* Given exercise: List each line of the data that holds the string "matplotlib".

* Given data:

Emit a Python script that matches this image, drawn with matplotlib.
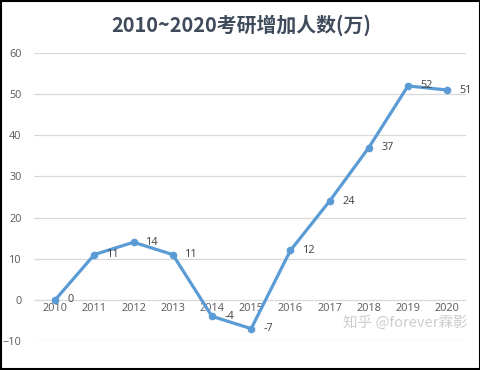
import matplotlib
matplotlib.use("Agg")
import matplotlib.pyplot as plt
from matplotlib.patches import Rectangle

plt.rcParams['font.family'] = ['Noto Sans CJK SC', 'DejaVu Sans']

# ---------------- data ----------------
years = ['2010', '2011', '2012', '2013', '2014', '2015',
         '2016', '2017', '2018', '2019', '2020']
increase = [0, 11, 14, 11, -4, -7, 12, 24, 37, 52, 51]
y_ticks = [-10, 0, 10, 20, 30, 40, 50, 60]

title = '2010~2020考研增加人数(万)'
watermark = '知乎 @forever霖影'

line_color = '#5B9BD5'
text_color = '#595959'

fig = plt.figure(figsize=(4.81, 3.70), dpi=100)
ax = fig.add_axes([34 / 481, 1 - 341 / 370, (466 - 34) / 481, (341 - 53) / 370])

xs = list(range(len(years)))
ax.plot(xs, increase, color=line_color, lw=2.3, marker='o', ms=4.5,
        solid_joinstyle='round', zorder=3)

# data labels, to the right of each point
for x, v in zip(xs, increase):
    ax.annotate(str(v), (x, v), xytext=(9, 0), textcoords='offset points',
                ha='left', va='center', fontsize=7.8, color='#404040',
                family=['Open Sans', 'DejaVu Sans'], zorder=4)

ax.set_xlim(-0.54, 10.48)
ax.set_ylim(-10, 60)
ax.set_yticks(y_ticks)
ax.yaxis.grid(True, color='#D9D9D9', lw=0.9)
ax.set_axisbelow(True)
ax.set_xticks([])
for s in ax.spines.values():
    s.set_visible(False)
ax.tick_params(axis='y', length=0, pad=9, labelsize=7.8, labelcolor=text_color)
for lbl in ax.get_yticklabels():
    lbl.set_family(['Open Sans', 'DejaVu Sans'])

# category labels sit just under the zero line
for x, yr in zip(xs, years):
    ax.text(x, -2.1, yr, ha='center', va='center', fontsize=7.8,
            color=text_color, family=['Open Sans', 'DejaVu Sans'], zorder=2)

fig.text(0.5 + 1 / 481, 1 - 25 / 370, title, ha='center', va='center',
         fontsize=14.3, fontweight='bold', color='#3F4A5A')

fig.text(468 / 481, 1 - 323 / 370, watermark, ha='right', va='center',
         fontsize=10.5, color='#CDCDCD')

# black frame around the picture
fig.add_artist(Rectangle((0.002, 0.003), 0.995, 0.994, transform=fig.transFigure,
                         fill=False, ec='black', lw=1.5))

fig.savefig('out.png', dpi=100, facecolor='white')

* The completed task:
Emit a Python script that matches this image, drawn with matplotlib.
import matplotlib
matplotlib.use("Agg")
import matplotlib.pyplot as plt
from matplotlib.patches import Rectangle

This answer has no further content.